## RECORDS TO PROCESS
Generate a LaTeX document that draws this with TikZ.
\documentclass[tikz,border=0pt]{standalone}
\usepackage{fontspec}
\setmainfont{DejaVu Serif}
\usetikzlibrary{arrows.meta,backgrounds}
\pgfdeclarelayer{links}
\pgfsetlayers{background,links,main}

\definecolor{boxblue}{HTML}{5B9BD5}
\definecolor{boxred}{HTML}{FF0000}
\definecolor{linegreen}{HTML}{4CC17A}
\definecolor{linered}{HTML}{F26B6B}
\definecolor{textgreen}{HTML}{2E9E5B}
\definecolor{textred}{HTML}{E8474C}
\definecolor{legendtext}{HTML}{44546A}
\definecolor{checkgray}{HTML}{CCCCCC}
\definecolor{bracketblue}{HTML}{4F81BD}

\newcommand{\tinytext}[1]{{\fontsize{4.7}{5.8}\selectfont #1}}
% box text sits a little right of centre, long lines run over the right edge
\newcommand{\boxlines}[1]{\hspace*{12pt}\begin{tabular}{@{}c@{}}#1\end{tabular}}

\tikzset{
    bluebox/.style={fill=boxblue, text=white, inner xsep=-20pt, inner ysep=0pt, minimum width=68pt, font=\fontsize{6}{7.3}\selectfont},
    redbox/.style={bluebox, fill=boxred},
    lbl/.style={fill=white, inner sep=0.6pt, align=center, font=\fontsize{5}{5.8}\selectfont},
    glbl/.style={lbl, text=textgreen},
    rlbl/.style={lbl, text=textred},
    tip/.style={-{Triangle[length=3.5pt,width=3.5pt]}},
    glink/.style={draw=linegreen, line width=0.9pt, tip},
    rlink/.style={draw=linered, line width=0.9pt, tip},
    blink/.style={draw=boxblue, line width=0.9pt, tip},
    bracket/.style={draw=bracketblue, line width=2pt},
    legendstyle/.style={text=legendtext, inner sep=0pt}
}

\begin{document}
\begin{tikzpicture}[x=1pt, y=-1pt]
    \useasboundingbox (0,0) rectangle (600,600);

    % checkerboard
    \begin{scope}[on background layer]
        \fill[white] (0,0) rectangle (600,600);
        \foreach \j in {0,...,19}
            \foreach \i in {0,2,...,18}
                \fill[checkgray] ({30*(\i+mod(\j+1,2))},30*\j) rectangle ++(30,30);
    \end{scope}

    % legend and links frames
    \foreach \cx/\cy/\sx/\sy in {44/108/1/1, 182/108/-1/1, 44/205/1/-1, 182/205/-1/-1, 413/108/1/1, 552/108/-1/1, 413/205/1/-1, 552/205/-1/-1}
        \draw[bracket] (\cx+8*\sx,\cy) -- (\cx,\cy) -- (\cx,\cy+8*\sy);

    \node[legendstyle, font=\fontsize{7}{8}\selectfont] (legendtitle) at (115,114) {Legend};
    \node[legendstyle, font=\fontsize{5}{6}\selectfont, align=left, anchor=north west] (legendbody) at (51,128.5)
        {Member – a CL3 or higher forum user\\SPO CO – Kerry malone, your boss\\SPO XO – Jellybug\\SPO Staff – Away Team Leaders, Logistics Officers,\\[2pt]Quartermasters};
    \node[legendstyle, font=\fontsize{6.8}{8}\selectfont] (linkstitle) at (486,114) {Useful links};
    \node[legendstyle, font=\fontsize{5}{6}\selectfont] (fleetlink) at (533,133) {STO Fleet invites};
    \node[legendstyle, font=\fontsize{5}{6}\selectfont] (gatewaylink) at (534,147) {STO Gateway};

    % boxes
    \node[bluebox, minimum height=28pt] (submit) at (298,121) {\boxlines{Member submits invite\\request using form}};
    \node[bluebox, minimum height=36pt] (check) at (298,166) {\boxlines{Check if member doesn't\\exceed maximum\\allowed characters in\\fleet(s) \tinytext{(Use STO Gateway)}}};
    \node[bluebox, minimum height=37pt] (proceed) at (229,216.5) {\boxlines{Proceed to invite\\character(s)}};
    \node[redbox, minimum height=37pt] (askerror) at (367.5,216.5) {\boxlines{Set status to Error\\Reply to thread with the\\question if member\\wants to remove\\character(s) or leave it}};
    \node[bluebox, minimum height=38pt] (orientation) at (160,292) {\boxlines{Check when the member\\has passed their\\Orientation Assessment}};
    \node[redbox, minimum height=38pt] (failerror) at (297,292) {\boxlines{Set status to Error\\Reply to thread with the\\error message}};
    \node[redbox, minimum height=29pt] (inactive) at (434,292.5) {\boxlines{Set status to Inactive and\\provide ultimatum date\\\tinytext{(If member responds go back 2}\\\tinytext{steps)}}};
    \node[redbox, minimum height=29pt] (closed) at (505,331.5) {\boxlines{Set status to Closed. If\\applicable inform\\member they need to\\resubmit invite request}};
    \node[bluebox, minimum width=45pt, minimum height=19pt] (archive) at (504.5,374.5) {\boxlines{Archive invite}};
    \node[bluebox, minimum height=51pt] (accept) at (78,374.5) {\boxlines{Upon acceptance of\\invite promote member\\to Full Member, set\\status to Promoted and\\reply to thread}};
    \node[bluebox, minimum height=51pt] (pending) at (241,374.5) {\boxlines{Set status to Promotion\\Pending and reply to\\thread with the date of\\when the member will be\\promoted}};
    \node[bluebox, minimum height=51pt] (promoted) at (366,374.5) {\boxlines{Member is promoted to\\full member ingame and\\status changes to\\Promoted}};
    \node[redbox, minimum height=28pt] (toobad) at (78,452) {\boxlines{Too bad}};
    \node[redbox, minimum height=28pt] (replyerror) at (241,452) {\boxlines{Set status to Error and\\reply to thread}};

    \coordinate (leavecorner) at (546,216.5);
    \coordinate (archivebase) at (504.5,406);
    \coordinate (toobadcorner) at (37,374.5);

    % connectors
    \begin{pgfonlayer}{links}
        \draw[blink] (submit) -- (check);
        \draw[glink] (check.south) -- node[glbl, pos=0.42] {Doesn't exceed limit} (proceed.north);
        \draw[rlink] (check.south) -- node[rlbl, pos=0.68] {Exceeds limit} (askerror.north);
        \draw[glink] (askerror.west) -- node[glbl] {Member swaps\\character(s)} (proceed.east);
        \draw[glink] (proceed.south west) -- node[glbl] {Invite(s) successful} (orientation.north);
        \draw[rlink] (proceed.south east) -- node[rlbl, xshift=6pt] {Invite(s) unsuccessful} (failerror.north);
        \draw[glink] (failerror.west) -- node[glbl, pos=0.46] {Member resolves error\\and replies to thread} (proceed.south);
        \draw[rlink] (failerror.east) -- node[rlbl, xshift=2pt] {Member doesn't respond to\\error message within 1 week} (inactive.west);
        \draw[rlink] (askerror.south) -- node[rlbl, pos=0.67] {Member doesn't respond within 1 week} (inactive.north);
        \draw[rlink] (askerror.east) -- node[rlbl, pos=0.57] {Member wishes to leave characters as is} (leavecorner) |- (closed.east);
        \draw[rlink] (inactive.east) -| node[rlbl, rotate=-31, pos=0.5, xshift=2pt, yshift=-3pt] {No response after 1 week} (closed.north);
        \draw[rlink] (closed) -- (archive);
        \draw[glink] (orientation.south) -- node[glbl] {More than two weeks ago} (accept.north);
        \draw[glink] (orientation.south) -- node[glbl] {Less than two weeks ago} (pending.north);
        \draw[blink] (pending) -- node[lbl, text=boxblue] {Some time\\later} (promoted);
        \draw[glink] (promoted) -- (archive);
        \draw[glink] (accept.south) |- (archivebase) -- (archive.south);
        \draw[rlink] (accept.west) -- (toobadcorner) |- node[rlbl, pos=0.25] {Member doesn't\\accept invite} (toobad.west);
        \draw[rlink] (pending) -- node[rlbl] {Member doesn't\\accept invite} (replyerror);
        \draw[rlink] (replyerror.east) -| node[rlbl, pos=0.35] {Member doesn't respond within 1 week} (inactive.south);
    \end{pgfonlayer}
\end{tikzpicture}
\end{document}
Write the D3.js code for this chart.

==

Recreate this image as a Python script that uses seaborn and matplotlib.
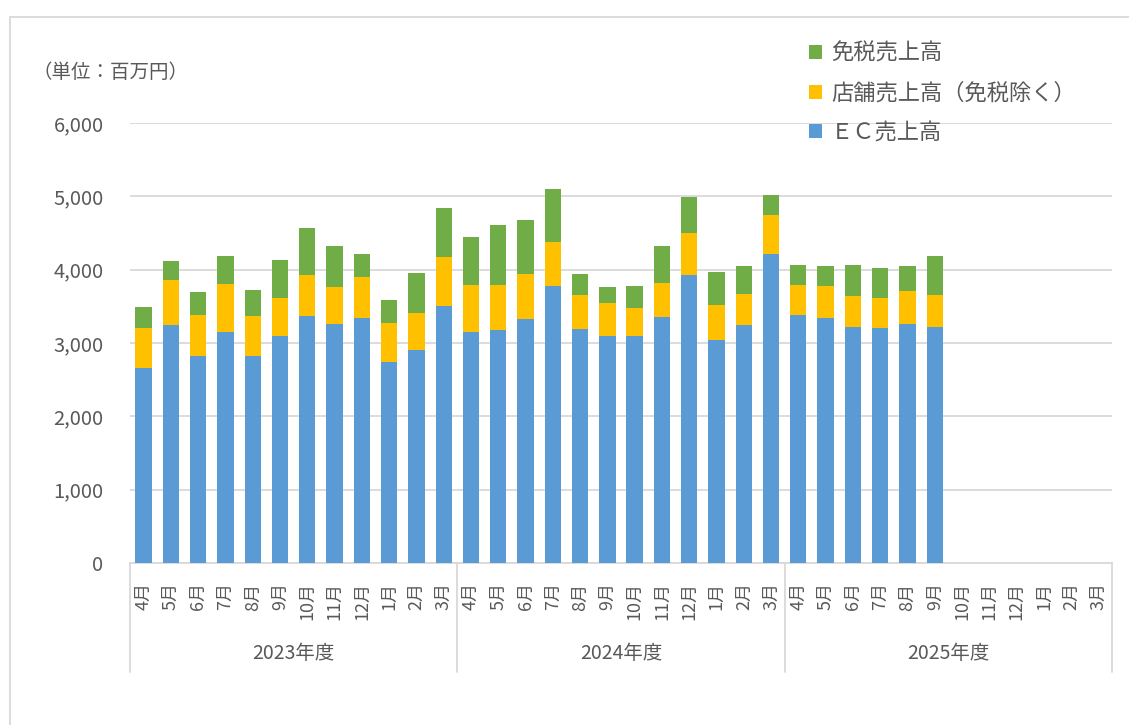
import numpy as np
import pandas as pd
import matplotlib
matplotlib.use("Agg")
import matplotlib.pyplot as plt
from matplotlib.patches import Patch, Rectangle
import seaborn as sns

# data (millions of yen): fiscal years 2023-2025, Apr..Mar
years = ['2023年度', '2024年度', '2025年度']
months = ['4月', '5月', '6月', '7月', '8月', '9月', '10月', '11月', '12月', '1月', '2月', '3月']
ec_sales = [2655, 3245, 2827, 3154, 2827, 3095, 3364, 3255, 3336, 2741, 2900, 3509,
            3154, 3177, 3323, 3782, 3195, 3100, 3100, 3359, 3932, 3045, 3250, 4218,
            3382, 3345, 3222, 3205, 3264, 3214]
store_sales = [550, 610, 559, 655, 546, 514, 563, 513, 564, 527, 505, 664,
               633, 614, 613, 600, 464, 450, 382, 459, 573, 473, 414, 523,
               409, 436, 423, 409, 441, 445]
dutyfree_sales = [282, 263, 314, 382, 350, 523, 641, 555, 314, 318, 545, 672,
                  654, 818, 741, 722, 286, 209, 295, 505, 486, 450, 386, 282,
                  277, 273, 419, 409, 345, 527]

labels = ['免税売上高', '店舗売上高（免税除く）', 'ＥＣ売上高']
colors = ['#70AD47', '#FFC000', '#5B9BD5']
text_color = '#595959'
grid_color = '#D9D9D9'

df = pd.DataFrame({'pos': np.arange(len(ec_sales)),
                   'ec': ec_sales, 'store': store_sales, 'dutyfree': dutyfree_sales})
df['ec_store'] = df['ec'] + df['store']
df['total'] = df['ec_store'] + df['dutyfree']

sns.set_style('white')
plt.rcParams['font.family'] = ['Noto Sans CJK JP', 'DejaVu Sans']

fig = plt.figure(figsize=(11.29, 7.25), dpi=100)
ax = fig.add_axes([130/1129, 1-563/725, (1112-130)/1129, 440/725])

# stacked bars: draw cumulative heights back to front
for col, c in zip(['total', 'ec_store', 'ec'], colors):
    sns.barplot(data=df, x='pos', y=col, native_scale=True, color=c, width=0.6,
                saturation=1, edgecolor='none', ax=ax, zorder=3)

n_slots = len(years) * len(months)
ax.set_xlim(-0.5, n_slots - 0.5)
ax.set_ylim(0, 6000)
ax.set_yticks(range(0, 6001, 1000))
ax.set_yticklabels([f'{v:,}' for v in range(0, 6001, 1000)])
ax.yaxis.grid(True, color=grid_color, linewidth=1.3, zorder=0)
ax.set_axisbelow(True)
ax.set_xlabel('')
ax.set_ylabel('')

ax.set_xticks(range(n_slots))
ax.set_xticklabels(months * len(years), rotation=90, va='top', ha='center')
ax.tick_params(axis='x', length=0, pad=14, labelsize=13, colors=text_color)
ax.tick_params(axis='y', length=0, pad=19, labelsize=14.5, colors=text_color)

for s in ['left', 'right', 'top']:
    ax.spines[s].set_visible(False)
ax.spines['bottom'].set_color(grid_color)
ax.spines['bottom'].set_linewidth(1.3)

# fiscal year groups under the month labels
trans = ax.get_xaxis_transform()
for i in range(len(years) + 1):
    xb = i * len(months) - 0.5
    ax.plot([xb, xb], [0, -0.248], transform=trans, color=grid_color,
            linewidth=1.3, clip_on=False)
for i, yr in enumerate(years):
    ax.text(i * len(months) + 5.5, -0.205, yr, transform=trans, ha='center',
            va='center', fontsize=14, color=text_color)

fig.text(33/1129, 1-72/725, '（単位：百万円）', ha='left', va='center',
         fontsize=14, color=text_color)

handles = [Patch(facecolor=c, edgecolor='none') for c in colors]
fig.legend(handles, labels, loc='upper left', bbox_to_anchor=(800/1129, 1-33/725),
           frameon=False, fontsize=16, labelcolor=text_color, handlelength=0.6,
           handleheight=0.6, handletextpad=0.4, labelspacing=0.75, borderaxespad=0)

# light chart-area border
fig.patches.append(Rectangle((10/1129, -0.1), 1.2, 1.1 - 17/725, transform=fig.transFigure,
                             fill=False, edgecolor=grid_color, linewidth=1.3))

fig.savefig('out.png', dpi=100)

* * *

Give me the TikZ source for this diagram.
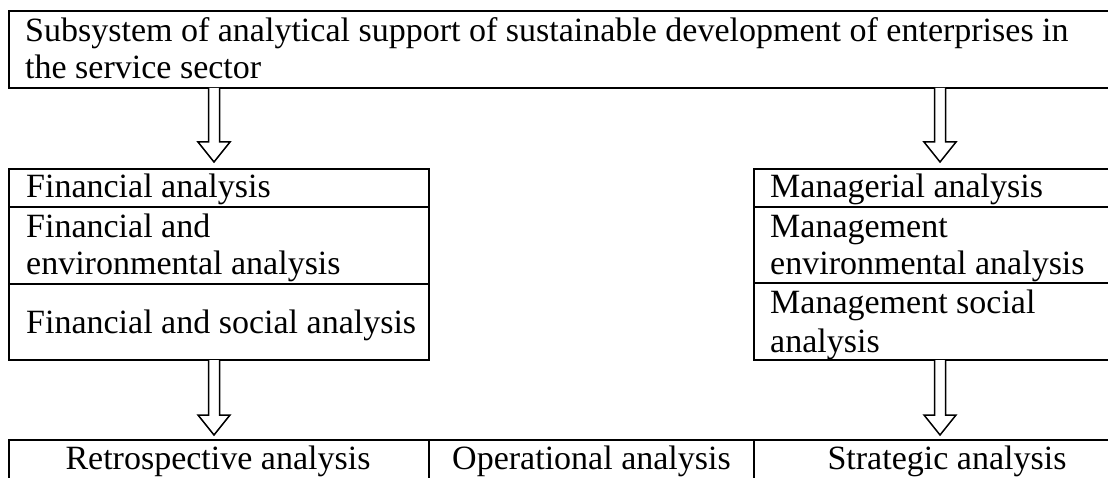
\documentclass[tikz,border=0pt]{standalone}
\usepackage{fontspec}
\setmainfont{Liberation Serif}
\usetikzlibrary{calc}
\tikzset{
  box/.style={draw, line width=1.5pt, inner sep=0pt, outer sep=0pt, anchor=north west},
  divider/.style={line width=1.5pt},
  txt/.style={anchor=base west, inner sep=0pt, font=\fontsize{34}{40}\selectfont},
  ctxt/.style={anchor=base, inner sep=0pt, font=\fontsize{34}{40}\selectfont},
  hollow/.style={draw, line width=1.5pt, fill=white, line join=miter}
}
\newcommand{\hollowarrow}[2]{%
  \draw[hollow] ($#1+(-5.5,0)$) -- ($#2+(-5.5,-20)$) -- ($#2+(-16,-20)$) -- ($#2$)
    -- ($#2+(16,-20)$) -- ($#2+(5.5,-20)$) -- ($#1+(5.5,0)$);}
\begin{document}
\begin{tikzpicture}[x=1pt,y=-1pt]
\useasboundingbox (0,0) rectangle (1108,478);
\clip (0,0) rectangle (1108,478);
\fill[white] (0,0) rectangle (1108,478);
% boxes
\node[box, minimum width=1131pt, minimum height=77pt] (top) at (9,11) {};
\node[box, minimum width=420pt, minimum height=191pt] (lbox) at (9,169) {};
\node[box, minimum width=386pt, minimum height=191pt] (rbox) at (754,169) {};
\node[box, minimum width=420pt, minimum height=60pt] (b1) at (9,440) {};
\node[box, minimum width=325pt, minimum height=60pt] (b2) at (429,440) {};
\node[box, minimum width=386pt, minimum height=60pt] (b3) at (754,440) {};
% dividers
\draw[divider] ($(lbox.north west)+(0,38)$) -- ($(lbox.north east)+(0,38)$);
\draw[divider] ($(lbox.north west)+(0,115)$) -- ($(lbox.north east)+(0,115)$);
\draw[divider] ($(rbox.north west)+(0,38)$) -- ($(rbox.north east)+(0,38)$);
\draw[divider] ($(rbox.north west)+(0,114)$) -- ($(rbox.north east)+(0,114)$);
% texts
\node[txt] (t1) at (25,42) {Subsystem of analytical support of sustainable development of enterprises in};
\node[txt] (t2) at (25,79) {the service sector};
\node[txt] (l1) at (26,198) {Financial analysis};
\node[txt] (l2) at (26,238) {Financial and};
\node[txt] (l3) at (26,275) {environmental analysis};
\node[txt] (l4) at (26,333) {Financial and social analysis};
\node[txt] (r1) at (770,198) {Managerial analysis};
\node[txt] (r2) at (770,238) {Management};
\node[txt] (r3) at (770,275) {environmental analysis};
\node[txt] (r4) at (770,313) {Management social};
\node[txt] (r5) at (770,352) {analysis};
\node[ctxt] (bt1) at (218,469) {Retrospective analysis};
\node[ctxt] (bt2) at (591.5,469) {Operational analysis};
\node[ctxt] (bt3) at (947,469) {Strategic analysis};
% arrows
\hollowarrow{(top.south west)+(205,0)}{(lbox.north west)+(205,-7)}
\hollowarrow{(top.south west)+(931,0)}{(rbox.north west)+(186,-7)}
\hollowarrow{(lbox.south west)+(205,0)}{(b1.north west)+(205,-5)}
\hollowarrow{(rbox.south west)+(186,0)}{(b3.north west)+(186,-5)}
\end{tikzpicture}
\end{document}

## EXERCISE DESCRIPTION
Gather each line of the listing that holds the string "matplotlib".

## SOLUTION TO THIS EXERCISE
Recreate this image as a Python script that uses seaborn and matplotlib.
import matplotlib
matplotlib.use("Agg")
import matplotlib.pyplot as plt
from matplotlib.patches import Patch, Rectangle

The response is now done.